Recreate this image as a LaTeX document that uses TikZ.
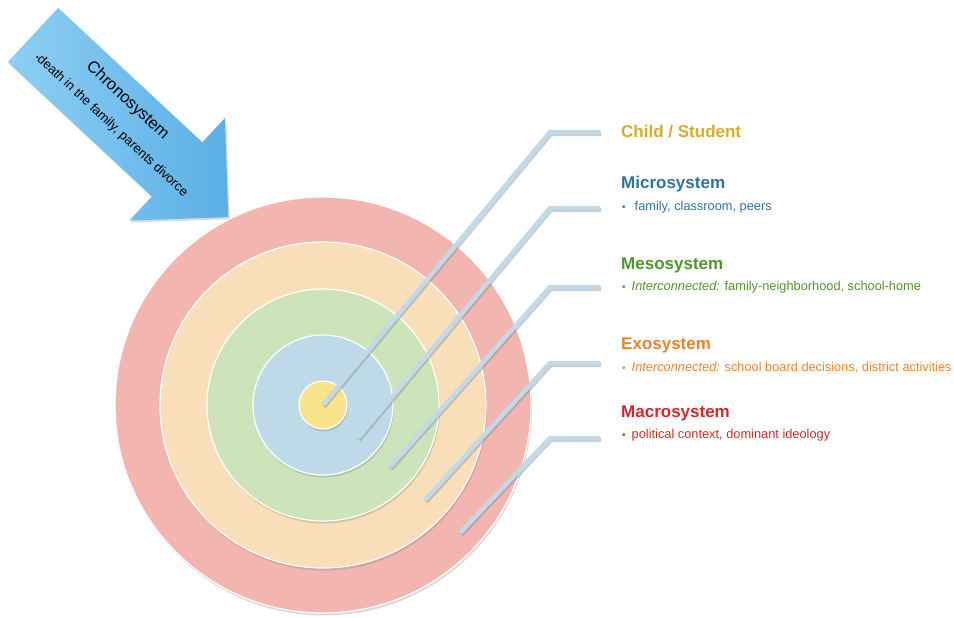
\documentclass[tikz,border=0pt]{standalone}
\usepackage{fontspec}
\setmainfont{Liberation Sans}
\usetikzlibrary{shadows,positioning}

\definecolor{ringred}{RGB}{242,181,176}
\definecolor{ringorange}{RGB}{249,223,185}
\definecolor{ringgreen}{RGB}{205,228,186}
\definecolor{ringblue}{RGB}{190,218,232}
\definecolor{ringyellow}{RGB}{249,228,140}
\definecolor{leaderblue}{RGB}{192,218,234}
\definecolor{childgold}{RGB}{214,172,44}
\definecolor{microblue}{RGB}{45,115,165}
\definecolor{mesogreen}{RGB}{80,150,40}
\definecolor{exoorange}{RGB}{235,130,45}
\definecolor{macrored}{RGB}{215,40,40}
\definecolor{chronolight}{RGB}{142,207,243}
\definecolor{chronodark}{RGB}{90,175,230}

\newcommand{\itembullet}{{\fontsize{10}{10}\selectfont\textbullet}\hspace{6pt}}

\begin{document}
\begin{tikzpicture}[x=1pt,y=-1pt]
        \tikzstyle{ring}=[circle,draw=white,line width=1.2pt,inner sep=0pt,
            drop shadow={opacity=0.3,shadow xshift=1pt,shadow yshift=-2.5pt}]
        \tikzstyle{leader}=[draw=leaderblue,line width=4.5pt,
            preaction={draw=black!50,opacity=0.4,line width=4.5pt,
                transform canvas={xshift=1pt,yshift=-1.8pt}}]
        \tikzstyle{title}=[anchor=base west,inner sep=0pt,
            font=\fontsize{17}{20}\selectfont\bfseries]
        \tikzstyle{item}=[anchor=base west,inner sep=0pt,
            font=\fontsize{12.8}{15}\selectfont]
        \tikzstyle{chrono arrow}=[left color=chronolight,right color=chronodark,
            drop shadow={opacity=0.3,shadow xshift=1.5pt,shadow yshift=-2pt}]

        \useasboundingbox (0,0) rectangle (954,618);

        % Draw the rings, largest first
        \foreach \name / \r / \col in {macro/208/ringred,exo/163/ringorange,
                meso/116/ringgreen,micro/70/ringblue,child/24/ringyellow}
            \node[ring,fill=\col,minimum size=2*\r] (\name) at (323,405) {};

        % Draw the leader lines from the rings to the labels
        \foreach \i / \sx / \sy / \ky in {1/323/405/132,2/358/438/208,
                3/390/467/287,4/425/500/363,5/460/533/438}
        {
            \coordinate (s-\i) at (\sx,\sy);
            \coordinate (k-\i) at (550,\ky);
            \coordinate (e-\i) at (600,\ky);
            \draw[leader] (s-\i) -- (k-\i) -- (e-\i);
        }

        % Label the rings
        \node[title,text=childgold] (tChild) at (621,137) {Child / Student};
        \node[title,text=microblue] (tMicro) at (621,188) {Microsystem};
        \node[item,text=microblue] (iMicro) at (622,210) {\itembullet\hspace{3pt}family, classroom, peers};
        \node[title,text=mesogreen] (tMeso) at (621,269) {Mesosystem};
        \node[item,text=mesogreen] (iMeso) at (622,290) {\itembullet\textit{Interconnected:} family-neighborhood, school-home};
        \node[title,text=exoorange] (tExo) at (621,349) {Exosystem};
        \node[item,text=exoorange] (iExo) at (622,371) {\itembullet\textit{Interconnected:} school board decisions, district activities};
        \node[title,text=macrored] (tMacro) at (621,417) {Macrosystem};
        \node[item,text=macrored] (iMacro) at (622,438) {\itembullet political context, dominant ideology};

        % Draw the chronosystem arrow
        \begin{scope}[shift={(33,35)},rotate=-43]
            \shade[chrono arrow] (0,-37) -- (197,-37) -- (197,-70) -- (267,0)
                -- (197,70) -- (197,37) -- (0,37) -- cycle;
            \node[anchor=base,inner sep=0pt,rotate=-43,
                font=\fontsize{16.5}{18}\selectfont] (chrono) at (114,-12) {Chronosystem};
            \node[anchor=base west,inner sep=0pt,rotate=-43,
                font=\fontsize{13}{15}\selectfont] (chronoItem) at (17,16)
                {{\fontsize{8}{8}\selectfont\textbullet}death in the family, parents divorce};
        \end{scope}
\end{tikzpicture}
\end{document}
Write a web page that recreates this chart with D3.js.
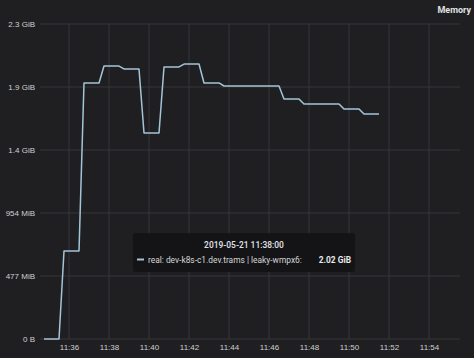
-----
▸ Work instructions
Omit each picture, then return all of the listing exactly as it stands.

▸ Exercise answer
Recreate this image as a LaTeX document that uses TikZ.
\documentclass[tikz,border=0pt]{standalone}
\usepackage{fontspec}
\setmainfont{Liberation Sans}
\usetikzlibrary{shadows,positioning}

\definecolor{ringred}{RGB}{242,181,176}
\definecolor{ringorange}{RGB}{249,223,185}
\definecolor{ringgreen}{RGB}{205,228,186}
\definecolor{ringblue}{RGB}{190,218,232}
\definecolor{ringyellow}{RGB}{249,228,140}
\definecolor{leaderblue}{RGB}{192,218,234}
\definecolor{childgold}{RGB}{214,172,44}
\definecolor{microblue}{RGB}{45,115,165}
\definecolor{mesogreen}{RGB}{80,150,40}
\definecolor{exoorange}{RGB}{235,130,45}
\definecolor{macrored}{RGB}{215,40,40}
\definecolor{chronolight}{RGB}{142,207,243}
\definecolor{chronodark}{RGB}{90,175,230}

\newcommand{\itembullet}{{\fontsize{10}{10}\selectfont\textbullet}\hspace{6pt}}

\begin{document}
\begin{tikzpicture}[x=1pt,y=-1pt]
        \tikzstyle{ring}=[circle,draw=white,line width=1.2pt,inner sep=0pt,
            drop shadow={opacity=0.3,shadow xshift=1pt,shadow yshift=-2.5pt}]
        \tikzstyle{leader}=[draw=leaderblue,line width=4.5pt,
            preaction={draw=black!50,opacity=0.4,line width=4.5pt,
                transform canvas={xshift=1pt,yshift=-1.8pt}}]
        \tikzstyle{title}=[anchor=base west,inner sep=0pt,
            font=\fontsize{17}{20}\selectfont\bfseries]
        \tikzstyle{item}=[anchor=base west,inner sep=0pt,
            font=\fontsize{12.8}{15}\selectfont]
        \tikzstyle{chrono arrow}=[left color=chronolight,right color=chronodark,
            drop shadow={opacity=0.3,shadow xshift=1.5pt,shadow yshift=-2pt}]

        \useasboundingbox (0,0) rectangle (954,618);

        % Draw the rings, largest first
        \foreach \name / \r / \col in {macro/208/ringred,exo/163/ringorange,
                meso/116/ringgreen,micro/70/ringblue,child/24/ringyellow}
            \node[ring,fill=\col,minimum size=2*\r] (\name) at (323,405) {};

        % Draw the leader lines from the rings to the labels
        \foreach \i / \sx / \sy / \ky in {1/323/405/132,2/358/438/208,
                3/390/467/287,4/425/500/363,5/460/533/438}
        {
            \coordinate (s-\i) at (\sx,\sy);
            \coordinate (k-\i) at (550,\ky);
            \coordinate (e-\i) at (600,\ky);
            \draw[leader] (s-\i) -- (k-\i) -- (e-\i);
        }

        % Label the rings
        \node[title,text=childgold] (tChild) at (621,137) {Child / Student};
        \node[title,text=microblue] (tMicro) at (621,188) {Microsystem};
        \node[item,text=microblue] (iMicro) at (622,210) {\itembullet\hspace{3pt}family, classroom, peers};
        \node[title,text=mesogreen] (tMeso) at (621,269) {Mesosystem};
        \node[item,text=mesogreen] (iMeso) at (622,290) {\itembullet\textit{Interconnected:} family-neighborhood, school-home};
        \node[title,text=exoorange] (tExo) at (621,349) {Exosystem};
        \node[item,text=exoorange] (iExo) at (622,371) {\itembullet\textit{Interconnected:} school board decisions, district activities};
        \node[title,text=macrored] (tMacro) at (621,417) {Macrosystem};
        \node[item,text=macrored] (iMacro) at (622,438) {\itembullet political context, dominant ideology};

        % Draw the chronosystem arrow
        \begin{scope}[shift={(33,35)},rotate=-43]
            \shade[chrono arrow] (0,-37) -- (197,-37) -- (197,-70) -- (267,0)
                -- (197,70) -- (197,37) -- (0,37) -- cycle;
            \node[anchor=base,inner sep=0pt,rotate=-43,
                font=\fontsize{16.5}{18}\selectfont] (chrono) at (114,-12) {Chronosystem};
            \node[anchor=base west,inner sep=0pt,rotate=-43,
                font=\fontsize{13}{15}\selectfont] (chronoItem) at (17,16)
                {{\fontsize{8}{8}\selectfont\textbullet}death in the family, parents divorce};
        \end{scope}
\end{tikzpicture}
\end{document}
Write a web page that recreates this chart with D3.js.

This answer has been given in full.